In life and everywhere you go people and businesses will try to sell you fast results. There are ways to get rich quick, there are ways to feel better about yourself, and there is a need to have everything now. When in reality everything you receive in this world that has any value will take time to get.
You will have to put in years of work, money, and take time to practice and skills to be the best at whatever you want to be. If you want to become faster you have to practice, and you have to work at anything you want to last a lifetime.
Take time to build relationships
Relationships take time, running a successful business takes time, and being the best at whatever you want to be will take time. Each one of these ventures will take practice and patience. There’s no doubt about it there is no quick shortcut to successful and long-standing relationships and careers.
Every day and at every purchase we make we are sold a shortcut. If you’re hungry, we consider fast food. If you need something shipped to you tomorrow, consider Amazon Prime. Even if you want to feel wanted and satisfied, consider a one night stand.
Why not look instead for lifelong satisfaction than small moments of satisfaction?
Why do we rush the good stuff?
This is my question. Why do we want to go shopping when we want or desperately need a vacation instead? It’s not that shopping is wrong. It seems that we prolong and hold off on a long-term or better source of happiness and choose small satisfaction instead.
Why do we do that? It’s tempting, I know. I’d rather stretch from bed to reach my remote than actually get up and grab it to change the channel. Why cook when I can buy a meal and why learn how to do anything when I can hire someone else to do it?
The top 2 things that have developed most than anything else in my life because I took time to build were my business of my marriage.
I have been working on my business a little over two years. Now is when I see her I’m starting to see the results I want to see for my hard work.
I will admit that I had quit a bunch of times. I’ve even chosen to leave my projects behind because of the fear of failure. But any time or every moment that I did do something I did receive some credit for it.
My best results come from the longest wait
I had learned through my business that the more I practice or work on my craft the better I get at it. More people wanted me or wanted to hire me for their projects the longer I worked at Tru.Works.
When it comes to my marriage, I have found that now being together almost 4 years married and eight years together time has really paid off. This time has given us a more meaningful relationship.
There have been multiple arguments, separation, disagreements, and there has also been multiple times of gratefulness, lots of love, apologies, and it’s those good times that have kept me going even though there were several bad times.
To get into specifics, I learned the value of marriage probably after about three and a half years in. Three and a half years into my marriage is actually nothing compared to our total time together. We have been together a total of eight years. Knowing this man and learning about him every day has helped me treasure how hard he works. I’ve learned to respect him and his body. He deserves so much and I can’t wait until I can give that to him. But this mindset that I have to day would have never come if I would’ve left many years back.
Why we should wait
Everything valuable takes time to create. The more time you give something the better it becomes. That is why marriage is meant for a lifetime. That is what businesses need time to grow. The more time you take to perfect something or learn about someone the better your relationship and business will be.

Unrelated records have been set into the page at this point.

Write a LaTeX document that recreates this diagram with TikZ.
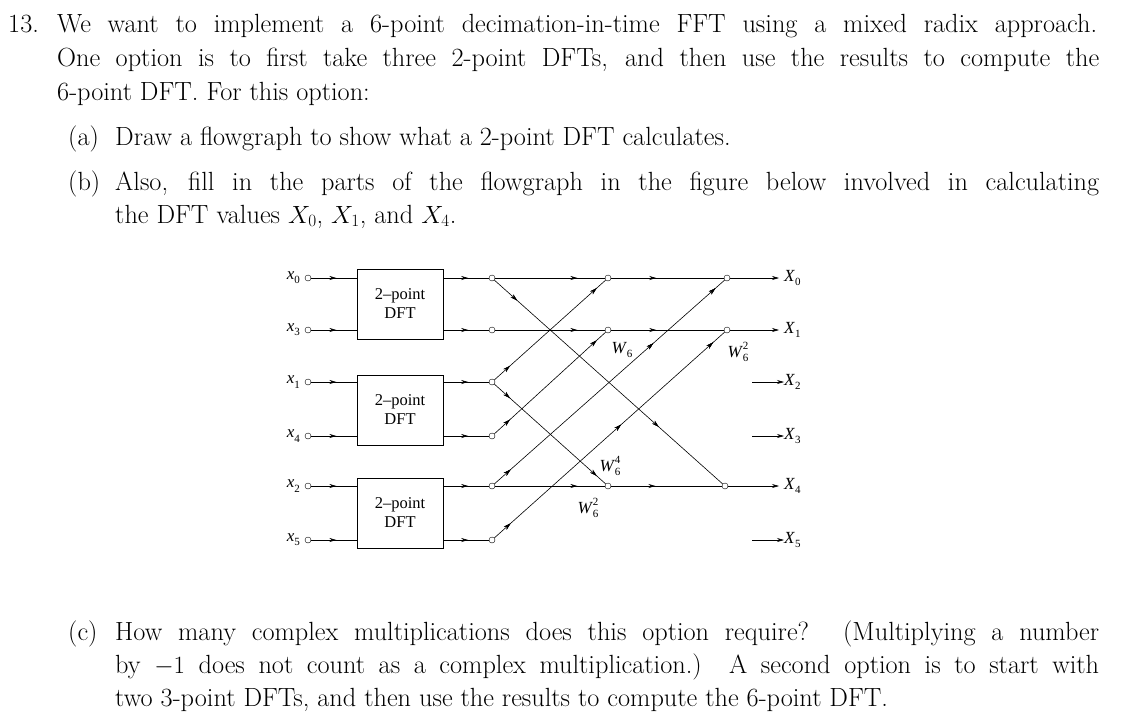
\documentclass[tikz,border=0pt]{standalone}
\usepackage{fontspec}
\newfontfamily\tms{Liberation Serif}
\usetikzlibrary{decorations.markings,arrows.meta}
\newcommand{\myW}[1]{\textit{W}\rlap{\raisebox{0.45em}{\fontsize{11}{11}\selectfont #1}}\raisebox{-0.25em}{\fontsize{11}{11}\selectfont 6}}
\newcommand{\myv}[2]{\textit{#1}\raisebox{-0.25em}{\fontsize{11}{11}\selectfont #2}}
\begin{document}
\begin{tikzpicture}[x=1pt,y=-1pt,
  txt/.style={anchor=base west,inner sep=0pt,font=\fontsize{26.3}{30}\selectfont},
  lbl/.style={inner sep=0pt,font=\tms\fontsize{17}{19}\selectfont},
  nd/.style={circle,draw,fill=white,inner sep=0pt,minimum size=6pt},
  box/.style={draw,line width=1pt,minimum width=86pt,minimum height=70pt,align=center,font=\tms\fontsize{16.5}{19}\selectfont},
  tip/.style={decoration={markings,mark=at position #1 with {\arrow{Stealth[length=7pt,width=4pt]}}},postaction={decorate}},
  line/.style={line width=0.6pt},
  outa/.style={line,-{Stealth[length=7pt,width=4pt]}}]
\useasboundingbox (0,0) rectangle (1135,724);
% text
\node[txt] (t1) at (8,32) {13.};
\node[txt] (t2) at (57,32) {\makebox[1040pt][s]{We want to implement a 6-point decimation-in-time FFT using a mixed radix approach.}};
\node[txt] (t3) at (57,66) {\makebox[1042pt][s]{One option is to first take three 2-point DFTs, and then use the results to compute the}};
\node[txt] (t4) at (57,100) {6-point DFT. For this option:};
\node[txt] (t5) at (68,145) {(a)};
\node[txt] (t6) at (115,145) {Draw a flowgraph to show what a 2-point DFT calculates.};
\node[txt] (t7) at (68,190) {(b)};
\node[txt] (t8) at (115,190) {\makebox[984pt][s]{Also, fill in the parts of the flowgraph in the figure below involved in calculating}};
\node[txt] (t9) at (115,223) {the DFT values $X_0$, $X_1$, and $X_4$.};
\node[txt] (t10) at (68,640) {(c)};
\node[txt] (t11) at (115,640) {\makebox[984pt][s]{How many complex multiplications does this option require? (Multiplying a number}};
\node[txt] (t12) at (115,673) {\makebox[984pt][s]{by $-1$ does not count as a complex multiplication.) A second option is to start with}};
\node[txt] (t13) at (115,706) {two 3-point DFTs, and then use the results to compute the 6-point DFT.};
% boxes
\node[box] (b1) at (400,304) {2–point\\DFT};
\node[box] (b2) at (400,410) {2–point\\DFT};
\node[box] (b3) at (400,513) {2–point\\DFT};
% inputs
\foreach \n/\y in {0/278,3/330,1/382,4/436,2/486,5/540}{
  \node[nd] (i\n) at (308,\y) {};
  \node[lbl,anchor=east] (l\n) at (300,\y) {\myv{x}{\n}};
  \coordinate (bi\n) at (357,\y);
  \coordinate (bo\n) at (443,\y);
  \node[nd] (a\n) at (492,\y) {};
  \draw[line,tip=0.55] (i\n) -- (bi\n);
  \draw[line,tip=0.55] (bo\n) -- (a\n);
}
% stage 2 and 3 nodes
\node[nd] (s0) at (608,278) {};
\node[nd] (s1) at (608,330) {};
\node[nd] (s4) at (608,486) {};
\node[nd] (r0) at (727,278) {};
\node[nd] (r1) at (727,330) {};
\node[nd] (r4) at (725,486) {};
\foreach \n/\y in {0/278,1/330,2/382,3/436,4/486,5/540}{
  \node[lbl,anchor=west] (Y\n) at (784,\y) {\myv{X}{\n}};
}
\coordinate (c2) at (752,382);
\coordinate (c3) at (752,436);
\coordinate (c5) at (752,540);
\coordinate (e0) at (779,278);
\coordinate (e1) at (779,330);
\coordinate (e4) at (779,486);
\draw[line,tip=0.75] (a0) -- (s0);
\draw[line,tip=0.75] (a3) -- (s1);
\draw[line,tip=0.75] (a2) -- (s4);
\draw[line,tip=0.4] (s0) -- (r0);
\draw[line,tip=0.4] (s1) -- (r1);
\draw[line,tip=0.4] (s4) -- (r4);
\draw[outa] (r0) -- (e0);
\draw[outa] (r1) -- (e1);
\draw[outa] (r4) -- (e4);
\draw[outa] (c2) -- (Y2.west);
\draw[outa] (c3) -- (Y3.west);
\draw[outa] (c5) -- (Y5.west);
% diagonals
\draw[line,tip=0.1,tip=0.72] (a0) -- (r4);
\draw[line,tip=0.14,tip=0.92] (a1) -- (s0);
\draw[line,tip=0.14,tip=0.92] (a1) -- (s4);
\draw[line,tip=0.14,tip=0.92] (a4) -- (s1);
\draw[line,tip=0.07,tip=0.69,tip=0.96] (a2) -- (r0);
\draw[line,tip=0.07,tip=0.55,tip=0.95] (a5) -- (r1);
% weights
\node[lbl] (w1) at (622,350) {\myW{}};
\node[lbl] (w2) at (738,352) {\myW{2}};
\node[lbl] (w3) at (610,466) {\myW{4}};
\node[lbl] (w4) at (588,508) {\myW{2}};
\end{tikzpicture}
\end{document}
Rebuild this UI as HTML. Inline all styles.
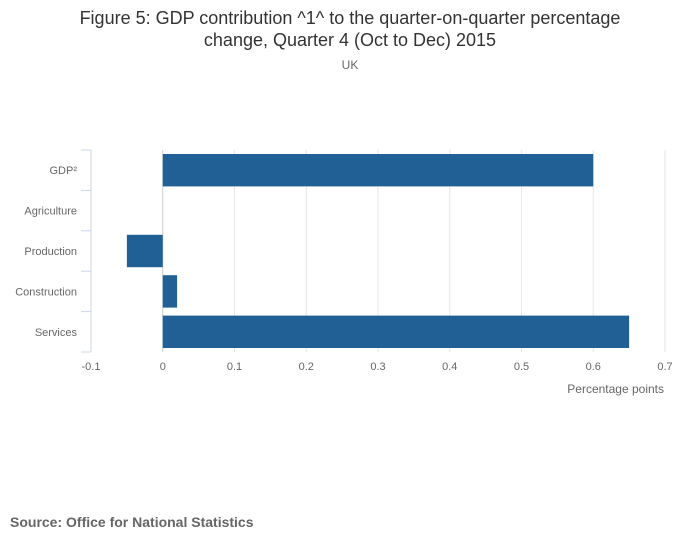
<!DOCTYPE html>
<html><head><meta charset="utf-8"><style>
body{margin:0;background:#fff;font-family:"Liberation Sans","DejaVu Sans",sans-serif;}
</style></head><body>
<svg width="700" height="549" xmlns="http://www.w3.org/2000/svg">
<text x="350" y="24" text-anchor="middle" font-size="18" fill="#333">Figure 5: GDP contribution ^1^ to the quarter-on-quarter percentage</text>
<text x="350" y="46" text-anchor="middle" font-size="18" fill="#333">change, Quarter 4 (Oct to Dec) 2015</text>
<text x="350" y="69" text-anchor="middle" font-size="12" fill="#666">UK</text>
<g id="grid"></g><g id="bars"></g><g id="axes"></g>
<text x="664" y="393" text-anchor="end" font-size="12" fill="#666">Percentage points</text>
<text x="10" y="527" font-size="14" font-weight="bold" fill="#666">Source: Office for National Statistics</text>
</svg>
<script>
const categories=["GDP²","Agriculture","Production","Construction","Services"];
const values=[0.6,0,-0.05,0.02,0.65];
const ticks=[-0.1,0,0.1,0.2,0.3,0.4,0.5,0.6,0.7];
const tickLabels=["-0.1","0","0.1","0.2","0.3","0.4","0.5","0.6","0.7"];
const NS="http://www.w3.org/2000/svg";
const x0=91,x1=665,y0=150,y1=352,xmin=-0.1,xmax=0.7;
const xs=v=>x0+(v-xmin)/(xmax-xmin)*(x1-x0);
const band=(y1-y0)/categories.length;
const ys=i=>y0+i*band;
function mk(t,a,p){const e=document.createElementNS(NS,t);for(const k in a)e.setAttribute(k,a[k]);p.appendChild(e);return e;}
const grid=document.getElementById('grid'),bars=document.getElementById('bars'),axes=document.getElementById('axes');
ticks.forEach((t,i)=>{
 const l=mk('line',{x1:xs(t),x2:xs(t),y1:y0,y2:y1,stroke:t===0?'#ccc':'#e6e6e6'},grid);
 
 
 const tx=mk('text',{x:xs(t),y:370,'text-anchor':'middle','font-size':11,fill:'#666'},axes);
 tx.textContent=tickLabels[i];
 
 
});
const ax=mk('line',{x1:x0,x2:x0,y1:y0,y2:y1,stroke:'#ccd6eb'},axes);


for(let i=0;i<=categories.length;i++){
 const tk=mk('line',{x1:x0-10,x2:x0,y1:ys(i),y2:ys(i),stroke:'#ccd6eb'},axes);
 
 
}
categories.forEach((c,i)=>{
 const tx=mk('text',{x:77,y:ys(i)+band/2+4,'text-anchor':'end','font-size':11,fill:'#666'},axes);
 tx.textContent=c;
 
 
 const v=values[i];
 const a=xs(Math.min(0,v)),b=xs(Math.max(0,v));
 const r=mk('rect',{x:a,y:ys(i)+4,width:b-a,height:band-8,fill:'#206095'},bars);
 
 
});
</script>
</body></html>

Now that doesn’t mean that you stick on to something until it’s perfect. It just means that you work at something well it isn’t perfect. Because you must understand that it will never ever be perfect but that is why you stick and you stay especially in relationships.
The more focus and energy and work forward something that you believe in the more it will develop into something bigger and more amazing.
It can be tempting to want to have fast results. Moving in with someone quickly, having a child with someone to have that long-term relationship feeling in a short term relationship. I say that if you take the time to get to know the person and let them get to know you it will be better than if you rushed it.
The universe is bringing everything together. It will take time. Quite possibly somethings will come to you more quickly than you imagined but the most tender and beautiful things like relationships and business exapnsion will take some time. As long as you’re believeing and imagining good results, it will come. My advice is to keep on practicing and keep on imagining and al lgod things will come at perfect timing.